An institutional investor in Europe might be hesitant to directly provide liquidity on a DeFi platform due to custody and regulatory concerns, but through a regulated intermediary like EMCD, they could deposit funds and allocate them into Stabull’s pools with the assurance of KYC and oversight. Essentially, EMCD serves as a gateway for traditional money into Stabull’s pools.
This collaboration underscores why bridging to Web2.5 platforms matters for stable asset liquidity. As advanced as Stabull’s tech is, its impact grows exponentially when connected to large user pools and fiat pipelines. Stabull on its own provides the rails for decentralized FX; EMCD provides the passengers and freight to run on those rails.

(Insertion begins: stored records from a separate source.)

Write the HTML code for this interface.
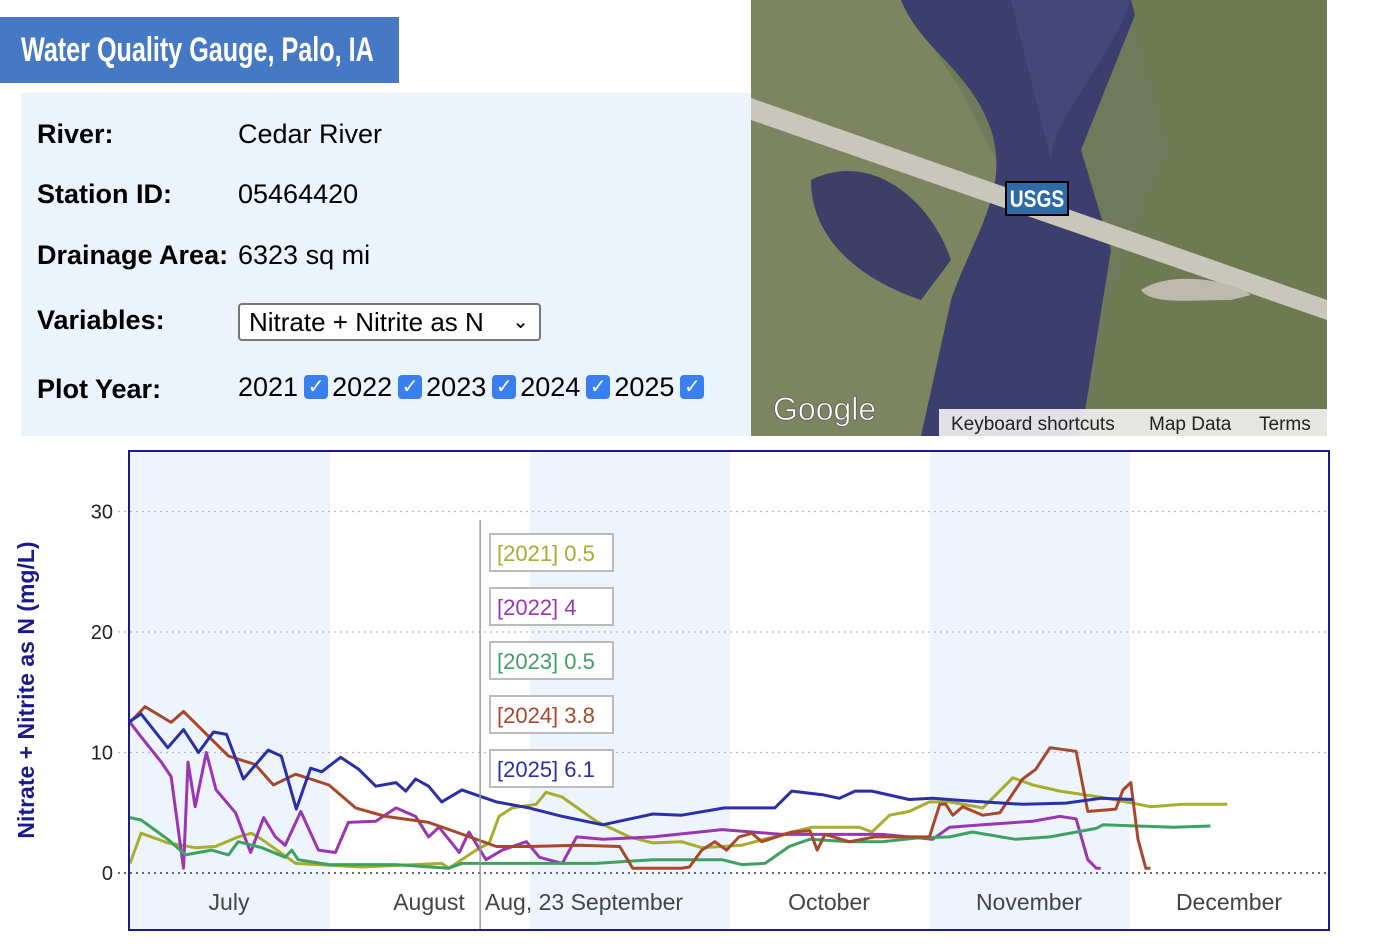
<!DOCTYPE html>
<html><head><meta charset="utf-8">
<style>
body{margin:0;width:1376px;height:952px;background:#fff;position:relative;overflow:hidden;font-family:"Liberation Sans",sans-serif;}
.abs{position:absolute;}
#title{left:0;top:17px;width:399px;height:66px;background:#4679c4;}
#title span{position:absolute;left:21px;top:0;color:#fff;font-weight:bold;font-size:34px;line-height:66px;white-space:nowrap;transform:scaleX(0.74);transform-origin:0 50%;}
#panel{left:21px;top:93px;width:730px;height:343px;background:#ebf3fc;}
.lbl{font-size:27px;font-weight:bold;color:#000;left:37px;}
.val{font-size:27px;color:#000;left:238px;}
#sel{left:238px;top:303px;height:34px;border:2px solid #777;border-radius:4px;background:#fff;font-size:26px;line-height:34px;padding-left:9px;width:290px;}
.cb{display:inline-block;width:24px;height:24px;background:#3a7ff0;border-radius:4px;color:#fff;font-size:20px;line-height:24px;text-align:center;vertical-align:middle;margin:0 4px 0 6px;position:relative;top:-2px;}
#map{left:751px;top:0;width:576px;height:436px;overflow:hidden;}
</style></head><body>
<div id="title" class="abs"><span>Water Quality Gauge, Palo, IA</span></div>
<div id="panel" class="abs"></div>
<div class="abs lbl" style="top:119px">River:</div>
<div class="abs val" style="top:119px">Cedar River</div>
<div class="abs lbl" style="top:179px">Station ID:</div>
<div class="abs val" style="top:179px">05464420</div>
<div class="abs lbl" style="top:240px">Drainage Area:</div>
<div class="abs val" style="top:240px">6323 sq mi</div>
<div class="abs lbl" style="top:305px">Variables:</div>
<div id="sel" class="abs">Nitrate + Nitrite as N <span style="position:absolute;right:10px;font-size:20px">&#8964;</span></div>
<div class="abs lbl" style="top:374px">Plot Year:</div>
<div class="abs val" style="top:372px;white-space:nowrap">2021<span class="cb">✓</span>2022<span class="cb">✓</span>2023<span class="cb">✓</span>2024<span class="cb">✓</span>2025<span class="cb">✓</span></div>

<div id="map" class="abs">
<svg width="576" height="436">
<rect width="576" height="436" fill="#6f7a5a"/>
<path d="M0 0 L150 0 L210 90 L260 190 L230 436 L0 436Z" fill="#7d8560"/>
<path d="M60 180 C120 150 180 200 200 260 L170 300 C110 280 60 240 60 180Z" fill="#3d3f66"/>
<path d="M150 0 L390 0 L330 150 L360 250 L330 436 L170 436 L200 300 C220 240 260 190 240 130 C220 70 170 50 150 0Z" fill="#3c3f6e"/>
<path d="M260 0 L380 0 C360 60 300 120 300 160 Z" fill="#43477a"/>
<path d="M380 0 L576 0 L576 436 L330 436 L360 300 L390 220 L420 150Z" fill="#6e7a52"/>
<path d="M0 98 L576 300 L576 320 L0 120Z" fill="#c9c6bb"/>
<path d="M390 290 C420 270 480 280 500 295 L480 300 C440 300 400 305 390 290Z" fill="#bdb9ad"/>
<rect x="255" y="182" width="62" height="33" fill="#2c6aa8" stroke="#000" stroke-width="2"/>
<text x="286" y="207" font-family="Liberation Sans,sans-serif" font-weight="bold" font-size="24" fill="#fff" text-anchor="middle" transform="translate(286 0) scale(0.8 1) translate(-286 0)">USGS</text>
<text x="22" y="420" font-family="Liberation Sans,sans-serif" font-size="32" fill="#fff" stroke="#555" stroke-width="0.7">Google</text>
<rect x="188" y="409" width="388" height="27" fill="#f2f2f2" opacity="0.9"/>
<text x="200" y="430" font-family="Liberation Sans,sans-serif" font-size="19" fill="#222">Keyboard shortcuts</text>
<text x="398" y="430" font-family="Liberation Sans,sans-serif" font-size="19" fill="#222">Map Data</text>
<text x="508" y="430" font-family="Liberation Sans,sans-serif" font-size="19" fill="#222">Terms</text>
</svg>
</div>

<svg class="abs" style="left:0;top:0" width="1376" height="952" id="chart">
<g id="bands"></g><g id="grid"></g><g id="lines"></g><g id="labels"></g>
<text x="34" y="690" transform="rotate(-90 34 690)" text-anchor="middle" font-family="Liberation Sans,sans-serif" font-weight="bold" font-size="23" fill="#1a1a8c">Nitrate + Nitrite as N (mg/L)</text>
<rect x="129" y="451" width="1200" height="479" fill="none" stroke="#1a1a8c" stroke-width="2"/>
</svg>
<script>
const months=["July","August","September","October","November","December"];
const yTicks=[0,10,20,30];
const d2021=[0,1.7,5.8,10,13.1,16.6,18.6,20.2,25.4,35.5,47.8,48.9,53.1,55.1,56.6,58.6,62.3,63.8,66.3,71.5,76.6,80.2,84.6,87.7,93.8,100,104.6,111.8,113.8,116.5,119.5,122.6,125.7,130.8,135.4,138.5,142.6,148.8,153.8,156.5,161.5,168.3];
const v2021=[0.8,3.3,2.5,2.1,2.2,3,3.3,2.8,0.8,0.5,0.8,0.4,1.9,2.5,4.7,5.4,5.7,6.7,6.3,4.3,3,2.5,2.6,2.1,2.3,3.2,3.8,3.8,3.4,4.8,5.1,5.9,5.9,5.4,7.9,7.3,6.8,6.3,5.8,5.5,5.7,5.7];
const d2022=[0,1.7,4.8,6.3,8.2,8.9,10,11.7,13.2,16.2,18.5,20.5,22.3,23.8,26.2,28.9,31.5,33.5,37.7,40.8,43.8,45.8,47.4,48.9,50.5,52,54.6,57.1,60.8,62.8,66.3,68.5,72.5,80.2,90.8,100,115.4,123.1,125.7,130.8,138.5,142.6,145.1,146.9,148.2,148.9];
const v2022=[12.5,11.3,9.2,8,0.4,9.2,5.5,10,6.9,5,1.7,4.6,3,2.3,5.1,1.9,1.7,4.2,4.3,5.4,4.7,3,3.8,2.8,1.7,3.4,1.1,1.9,2.6,1.3,0.8,3,2.8,3,3.6,3.2,3.2,2.8,3.8,4,4.3,4.7,4.5,1.1,0.4,0.4];
const d2023=[0,1.7,5.8,8.5,12.5,15.1,16.6,20.2,23.8,24.8,25.8,30.5,40.8,48.9,50.9,71.5,80.2,90.8,93.8,97.4,101.1,104.2,110.3,115.4,120.5,125.7,129.2,135.8,141.1,148.2,149.2,160,165.7];
const v2023=[4.6,4.4,2.8,1.5,1.9,1.5,2.6,2.1,1.3,1.9,1.1,0.7,0.7,0.4,0.8,0.8,1.1,1.1,0.7,0.8,2.2,2.8,2.6,2.6,2.9,3,3.4,2.8,3,3.7,4,3.8,3.9];
const d2024=[0,2.3,6.3,8.2,15.1,19.2,22,25.4,30.5,34.6,39.2,45.8,50,56.2,61.2,68.9,75.1,77.1,84.6,85.8,87.7,89.7,91.5,93.4,95.4,96.9,101.5,104.3,105.4,106.6,110.3,114.3,122.6,124.2,125.1,126.2,127.7,130.8,133.4,136.9,138.9,141.1,145.1,146.9,151.2,152.3,153.5,154.6,155.8,156.5];
const v2024=[12.5,13.8,12.5,13.4,9.7,9,7.3,8.2,7.3,5.4,4.7,4.2,3.4,2.2,2.2,2.3,2.2,0.4,0.4,0.5,1.9,2.6,1.9,3,3.3,2.6,3.4,3.5,1.9,3.2,2.6,3,3,5.7,5.7,4.8,5.5,4.8,5,7.8,8.6,10.4,10.1,5.1,5.3,6.9,7.5,2.8,0.4,0.4];
const d2025=[0,1.7,5.8,8.2,10.5,12.8,14.8,17.4,21.2,23.2,25.5,27.7,29.4,32.3,35.1,37.7,40.8,42.3,43.8,45.8,47.8,50.9,56.2,61.2,66.3,72.5,80.2,84.6,91.2,98.9,101.5,106.2,108.8,111.2,113.8,119.5,123.1,128.2,136.9,143.5,148.9,153.8];
const v2025=[12.6,13.2,10.4,11.9,10,11.7,11.5,7.8,10.2,9.7,5.3,8.7,8.4,9.6,8.6,7.2,7.5,6.8,7.8,7.2,5.9,6.9,5.9,5.4,4.7,4,4.9,4.8,5.4,5.4,6.8,6.5,6.2,6.8,6.8,6.1,6.2,6,5.7,5.8,6.2,6.1];
const tipYears=["2021","2022","2023","2024","2025"];
const tipValues=["0.5","4","0.5","3.8","6.1"];
const cursorDay=53.7;
const colors=["#a7ad2c","#9a35b3","#3ea160","#a8482a","#2a2fa8"];

const NS="http://www.w3.org/2000/svg";
const X0=130,PXD=6.52,Y0=873,PXV=12.05;
const sx=d=>X0+d*PXD, sy=v=>Y0-v*PXV;
function mk(tag,attrs,parent){const e=document.createElementNS(NS,tag);for(const k in attrs)e.setAttribute(k,attrs[k]);document.getElementById(parent).appendChild(e);return e;}
months.forEach((m,i)=>{
  if(i%2===0){const b=mk("rect",{x:130+i*200,y:452,width:200,height:477,fill:"#eef4fd"},"bands");
  
  }
  const t=mk("text",{x:229+i*200,y:910,"text-anchor":"middle","font-family":"Liberation Sans,sans-serif","font-size":23,fill:"#444"},"labels");
  t.textContent=(m==="September")?"Aug, 23 September":m;
  if(m==="September")t.setAttribute("x",584);
  
  
});
yTicks.forEach(v=>{
  const g=mk("line",{x1:118,x2:1328,y1:sy(v),y2:sy(v),stroke:v===0?"#666":"#bbb","stroke-dasharray":"2,4","stroke-width":v===0?2:1.2},"grid");
  
  
  const t=mk("text",{x:113,y:sy(v)+7,"text-anchor":"end","font-family":"Liberation Sans,sans-serif","font-size":20,fill:"#222"},"labels");
  t.textContent=v;
  
  
});
const series=[[d2021,v2021],[d2022,v2022],[d2023,v2023],[d2024,v2024],[d2025,v2025]];
series.forEach((s,i)=>{
  const pts=s[0].map((d,j)=>sx(d).toFixed(1)+","+sy(s[1][j]).toFixed(1)).join(" ");
  const p=mk("polyline",{points:pts,fill:"none",stroke:colors[i],"stroke-width":3,"stroke-linejoin":"round"},"lines");
  
  
});
const cl=mk("line",{x1:sx(cursorDay),x2:sx(cursorDay),y1:520,y2:930,stroke:"#999","stroke-width":1.5},"lines");


tipYears.forEach((y,i)=>{
  const r=mk("rect",{x:490,y:534+i*54,width:123,height:37,fill:"#fff",stroke:"#bbb","stroke-width":2},"lines");
  
  
  const t=mk("text",{x:497,y:561+i*54,"font-family":"Liberation Sans,sans-serif","font-size":22,fill:colors[i]},"lines");
  t.textContent="["+y+"] "+tipValues[i];
  
  
});
</script>
</body></html>
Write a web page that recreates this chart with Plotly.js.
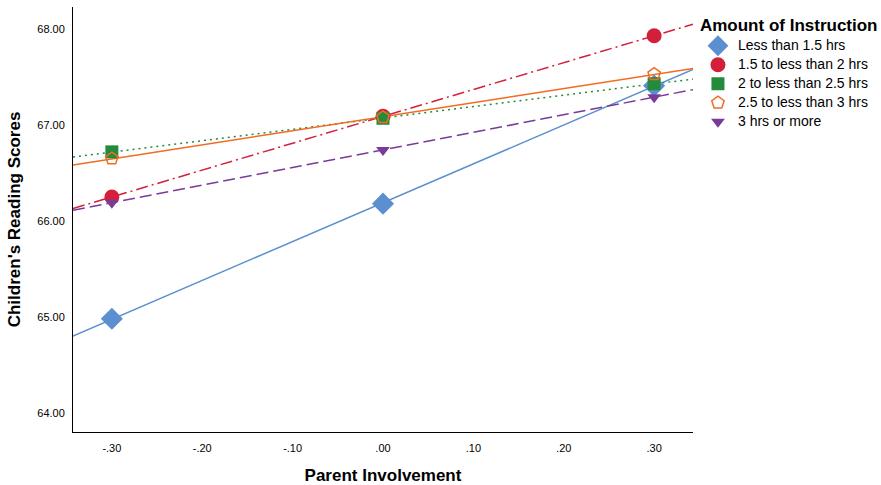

With the upcoming launch of the EMCD Card — a crypto-linked payment card usable at any Visa or Mastercard merchant — EMCD is removing one of the final barriers between digital assets and real-world utility.
This development significantly enhances the relevance of the Stabull partnership. As Stabull specializes in stablecoin and commodity swaps through an efficient, capital-optimized AMM, it enables users to access predictable, low-volatility digital assets like USD- or EUR-denominated stablecoins. These assets are ideal for everyday spending via EMCD’s card, offering a seamless transition from DeFi-native yield generation to frictionless fiat-like usability. Together, Stabull and EMCD create an end-to-end pipeline connecting DeFi to traditional payments.
Stabull’s collaboration with platforms like EMCD.io signals that DeFi infrastructure is maturing to the point of integration with established financial services. This confluence could unlock massive liquidity as everyday users and companies begin tapping into on-chain FX markets for practical needs, often without realizing it. Stabull’s listing on EMCD brings the protocol a ready audience of hundreds of thousands of users and a stamp of legitimacy in a regulated context
In a broader sense, it showcases a path forward for DeFi projects aiming for mass adoption: innovate at the protocol level, then connect with user-focused platforms to deliver those innovations to a wide market.